Is a renter’s tax credit a step in the right direction?
By Dwyer Gunn
(Photo: Scott Barbour/Getty Images)
For decades, the primary goal of American housing policy has been to encourage home ownership, and the bulk of federal housing spending has gone to the mortgage interest deduction, which primarily benefits wealthier home owners. But a growing, bipartisan chorus of voices is calling for a new kind of housing policy, one that focuses less on tax breaks for wealthy home owners and more on making housing affordable for low- and middle-income families, regardless of whether they rent or own. A new proposal for a “project-based” renter’s tax credit, from the Center on Budget and Policy Priorities’ Will Fischer, Barbara Sard, and Alicia Mazzara, is a step in the right direction.
Here’s how it would work: The federal government would provide states with credits to allocate to the owners and developers of rental housing units. Property owners, in turn, could use those credits to close the gap between what tenants can afford to spend on rent and what the units actually cost — rent and utilities would be capped at 30 percent of income for families living in the affected units. States could make their own decisions about which kinds of recipients might get priority under the program — some states might focus on welfare recipients or veterans, while others might focus on low-income disabled or elderly people, for example. The CBPP has, in the past, supported (and still does support) renter’s credits that states could give directly to tenants, but the project-based approach outlined in this recent report has the advantage of being much easier to administer and so “a good starting point for rebalancing federal housing tax policy.”

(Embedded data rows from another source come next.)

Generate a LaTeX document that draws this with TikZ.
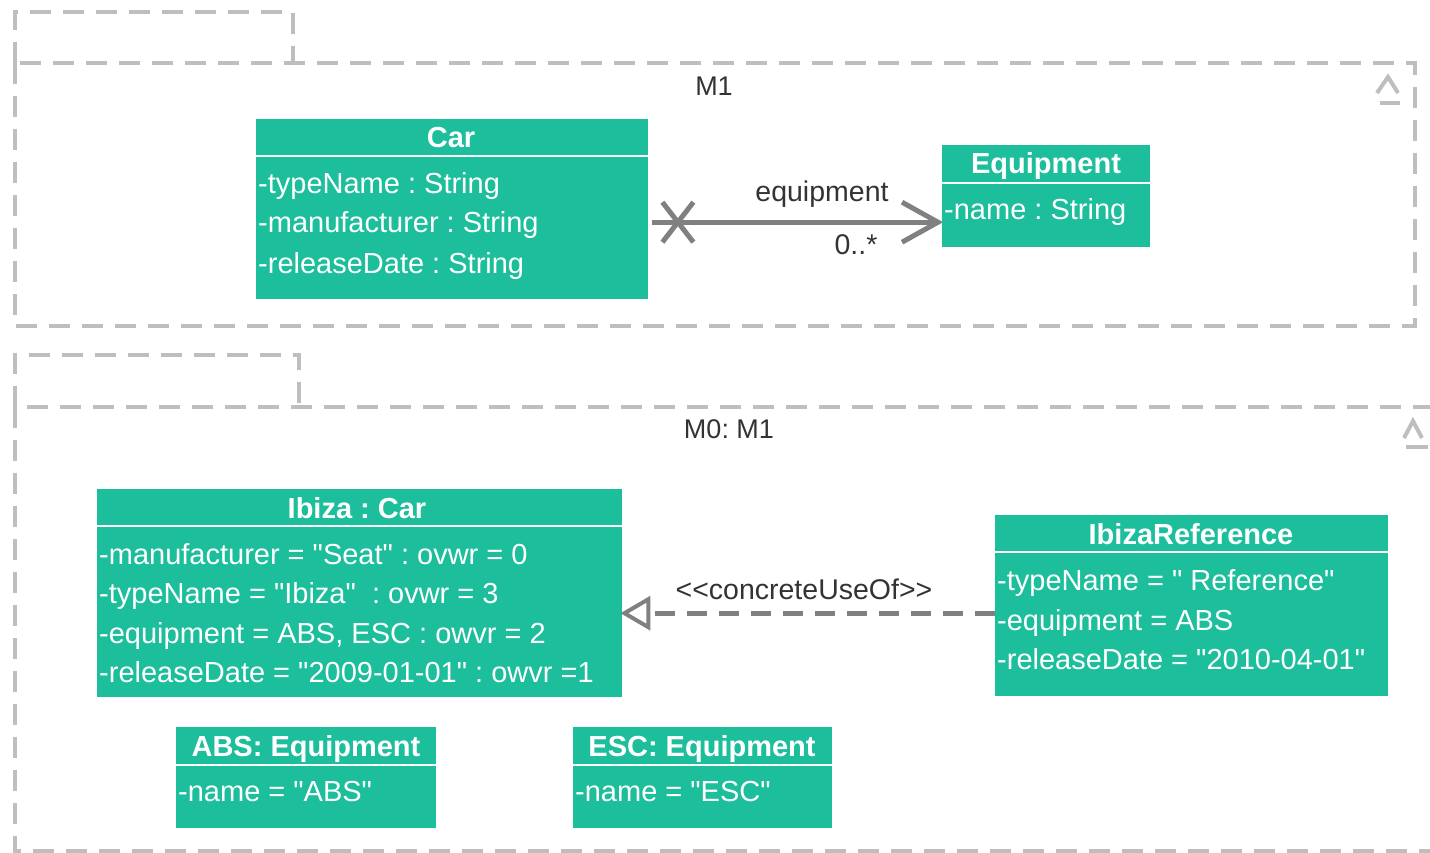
\documentclass[tikz,border=0pt]{standalone}
\usepackage{fontspec}
\newfontfamily\umlfont{Liberation Sans}
\usetikzlibrary{calc}
\definecolor{teal1}{HTML}{1CBE9C}
\definecolor{pkg}{HTML}{BEBEBE}
\definecolor{conn}{HTML}{808080}
\definecolor{txt}{HTML}{333333}
\begin{document}
\frenchspacing
\begin{tikzpicture}[x=1pt,y=-1pt,
  pkgline/.style={draw=pkg, line width=4pt, dash pattern=on 21pt off 12pt},
  classbox/.style={fill=teal1, draw=none, inner sep=0pt, anchor=north west},
  ctitle/.style={text=white, font=\umlfont\fontsize{29}{32}\selectfont\bfseries, inner sep=0pt, anchor=base},
  cattr/.style={text=white, font=\umlfont\fontsize{29}{32}\selectfont, inner sep=0pt, anchor=base west},
  sepline/.style={draw=white, line width=2.5pt},
  lbl/.style={text=txt, font=\umlfont\fontsize{27}{32}\selectfont, inner sep=0pt},
  clbl/.style={text=txt, font=\umlfont\fontsize{28.5}{32}\selectfont, inner sep=0pt},
  conline/.style={draw=conn, line width=5pt},
  pkgmark/.style={draw=pkg, line width=4pt}
]
\useasboundingbox (0,0) rectangle (1430,853);

% ---------- package M1 ----------
\draw[pkgline] (15,63) -- (15,12) -- (293,12) -- (293,63);
\draw[pkgline] (15,63) rectangle (1415,326);
\node[lbl] (M1lbl) at (714,86) {M1};
\draw[pkgmark] (1377,93) -- (1388,77) -- (1398,93);
\draw[pkgmark] (1380,103) -- (1400,103);

% ---------- package M0 ----------
\draw[pkgline] (15,407) -- (15,355) -- (299,355) -- (299,407);
\draw[pkgline] (1434,407) -- (15,407) -- (15,851) -- (1434,851);
\node[lbl] (M0lbl) at (729,429) {M0: M1};
\draw[pkgmark] (1404,438) -- (1413,421) -- (1422,438);
\draw[pkgmark] (1406,447) -- (1428,447);

% ---------- Car ----------
\node[classbox, minimum width=392pt, minimum height=180pt] (Car) at (256,119) {};
\node[ctitle] (CarT) at (451,148) {Car};
\draw[sepline] (256,156) -- (648,156);
\node[cattr] (CarA1) at (258,194) {-typeName : String};
\node[cattr] (CarA2) at (258,233) {-manufacturer : String};
\node[cattr] (CarA3) at (258,273) {-releaseDate : String};

% ---------- Equipment ----------
\node[classbox, minimum width=208pt, minimum height=102pt] (Equip) at (942,145) {};
\node[ctitle] (EquipT) at (1046,174) {Equipment};
\draw[sepline] (942,183) -- (1150,183);
\node[cattr] (EquipA1) at (944,220) {-name : String};

% ---------- association ----------
\draw[conline] ([xshift=4pt,yshift=-13pt]Car.east) coordinate (s1)
  -- ([xshift=-4pt,yshift=-26pt]Equip.west) coordinate (e1);
\draw[conline] ($(s1)+(10,-20)$) -- ($(s1)+(41,20)$);
\draw[conline] ($(s1)+(10,20)$) -- ($(s1)+(41,-20)$);
\draw[conline, line join=miter] ($(e1)+(-36,-20)$) -- (e1) -- ($(e1)+(-36,20)$);
\node[clbl] (assocName) at (822,194) {equipment};
\node[clbl] (assocMult) at (856,245) {0..*};

% ---------- Ibiza : Car ----------
\node[classbox, minimum width=525pt, minimum height=208pt] (Ibiza) at (97,489) {};
\node[ctitle] (IbizaT) at (357,518) {Ibiza : Car};
\draw[sepline] (97,526) -- (622,526);
\node[cattr] (IbizaA1) at (99,564) {-manufacturer = "Seat" : ovwr = 0};
\node[cattr] (IbizaA2) at (99,603) {-typeName = "Ibiza"\ \ : ovwr = 3};
\node[cattr] (IbizaA3) at (99,643) {-equipment = ABS, ESC : owvr = 2};
\node[cattr] (IbizaA4) at (99,682) {-releaseDate = "2009-01-01" : owvr =1};

% ---------- IbizaReference ----------
\node[classbox, minimum width=393pt, minimum height=181pt] (IbRef) at (995,515) {};
\node[ctitle] (IbRefT) at (1191,544) {IbizaReference};
\draw[sepline] (995,552) -- (1388,552);
\node[cattr] (IbRefA1) at (997,590) {-typeName = "\ Reference"};
\node[cattr] (IbRefA2) at (997,630) {-equipment = ABS};
\node[cattr] (IbRefA3) at (997,669) {-releaseDate = "2010-04-01"};

% ---------- concreteUseOf ----------
\coordinate (t2) at ([xshift=2pt,yshift=-20pt]Ibiza.east);
\draw[conline, dash pattern=on 20pt off 12pt] ([yshift=-7.5pt]IbRef.west) -- ($(t2)+(24,0)$);
\draw[draw=conn, fill=white, line width=4pt, line join=miter] (t2) -- ($(t2)+(24,-14)$) -- ($(t2)+(24,14)$) -- cycle;
\node[clbl] (cuo) at (804,589) {<<concreteUseOf>>};

% ---------- ABS / ESC ----------
\node[classbox, minimum width=260pt, minimum height=101pt] (ABS) at (176,727) {};
\node[ctitle] (ABST) at (306,756) {ABS: Equipment};
\draw[sepline] (176,765) -- (436,765);
\node[cattr] (ABSA1) at (178,801) {-name = "ABS"};

\node[classbox, minimum width=259pt, minimum height=101pt] (ESC) at (573,727) {};
\node[ctitle] (ESCT) at (702,756) {ESC: Equipment};
\draw[sepline] (573,765) -- (832,765);
\node[cattr] (ESCA1) at (575,801) {-name = "ESC"};
\end{tikzpicture}
\end{document}
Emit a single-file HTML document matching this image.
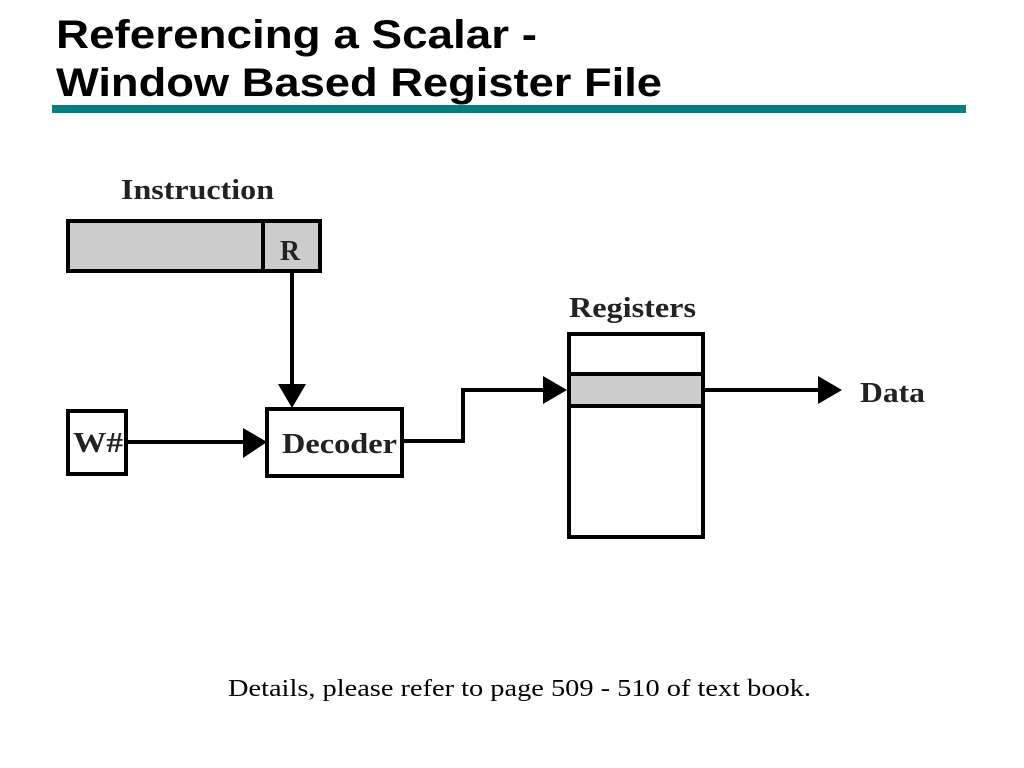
<!DOCTYPE html>
<html><head><style>
html,body{margin:0;padding:0;background:#fff;}
</style></head><body>
<svg width="1024" height="768" xmlns="http://www.w3.org/2000/svg" style="display:block">
<text x="56" y="48" font-family="Liberation Sans, Arial, sans-serif" font-weight="bold" font-size="40" textLength="481" lengthAdjust="spacingAndGlyphs">Referencing a Scalar -</text>
<text x="56" y="96" font-family="Liberation Sans, Arial, sans-serif" font-weight="bold" font-size="40" textLength="606" lengthAdjust="spacingAndGlyphs">Window Based Register File</text>
<rect x="52" y="105" width="914" height="8" fill="#008080"/>

<g font-family="Liberation Serif, Times New Roman, serif" font-weight="bold" fill="#222">
<text x="121" y="199" font-size="28" textLength="153" lengthAdjust="spacingAndGlyphs">Instruction</text>
<text x="569" y="317" font-size="28" textLength="127" lengthAdjust="spacingAndGlyphs">Registers</text>
<text x="860" y="402" font-size="28" textLength="65" lengthAdjust="spacingAndGlyphs">Data</text>
</g>

<g stroke="#000" stroke-width="4" fill="none">
<rect x="68" y="221" width="252" height="50" fill="#cccccc"/>
<line x1="263" y1="221" x2="263" y2="271"/>
<rect x="68" y="411" width="58" height="63" fill="#fff"/>
<rect x="267" y="409" width="135" height="67" fill="#fff"/>
<rect x="569" y="334" width="134" height="203" fill="#fff"/>
<rect x="569" y="374" width="134" height="32" fill="#cccccc"/>
<line x1="292" y1="271" x2="292" y2="386"/>
<line x1="126" y1="442" x2="246" y2="442"/>
<polyline points="402,441 463,441 463,390 546,390"/>
<line x1="703" y1="390" x2="821" y2="390"/>
</g>
<g fill="#000">
<polygon points="278,384 306,384 292,408"/>
<polygon points="243,428 267,442 243,458"/>
<polygon points="543,376 567,390 543,404"/>
<polygon points="818,376 842,390 818,404"/>
</g>
<g font-family="Liberation Serif, Times New Roman, serif" font-weight="bold" fill="#222" font-size="28">
<text x="280" y="260" textLength="20" lengthAdjust="spacingAndGlyphs">R</text>
<text x="73" y="452" textLength="50" lengthAdjust="spacingAndGlyphs">W#</text>
<text x="282" y="453" textLength="115" lengthAdjust="spacingAndGlyphs">Decoder</text>
</g>
<text x="228" y="696" font-family="Liberation Serif, Times New Roman, serif" font-size="24" textLength="583" lengthAdjust="spacingAndGlyphs">Details, please refer to page 509 - 510 of text book.</text>
</svg>
</body></html>
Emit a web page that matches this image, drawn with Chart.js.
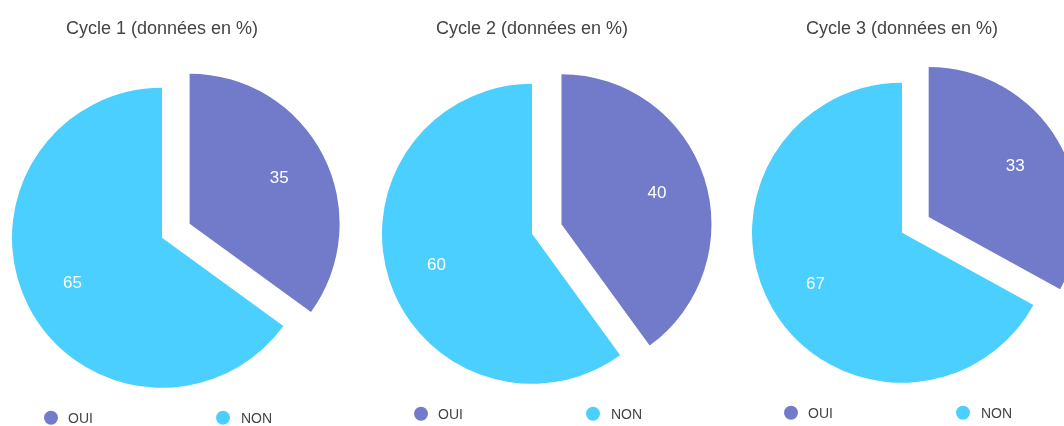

At present, only 25 percent of eligible, at-risk, low-income households receive housing assistance, which leaves over 15 million poor households struggling to pay rent. The CBPP estimates that a $6 billion project-based renter’s credit would help 720,000 low-income families, and points out that “[t]his would amount to less than 5 percent of current federal homeownership tax expenditures and just 14 percent of the cost of the mortgage interest and property tax deductions now provided to taxpayers with incomes above $200,000.”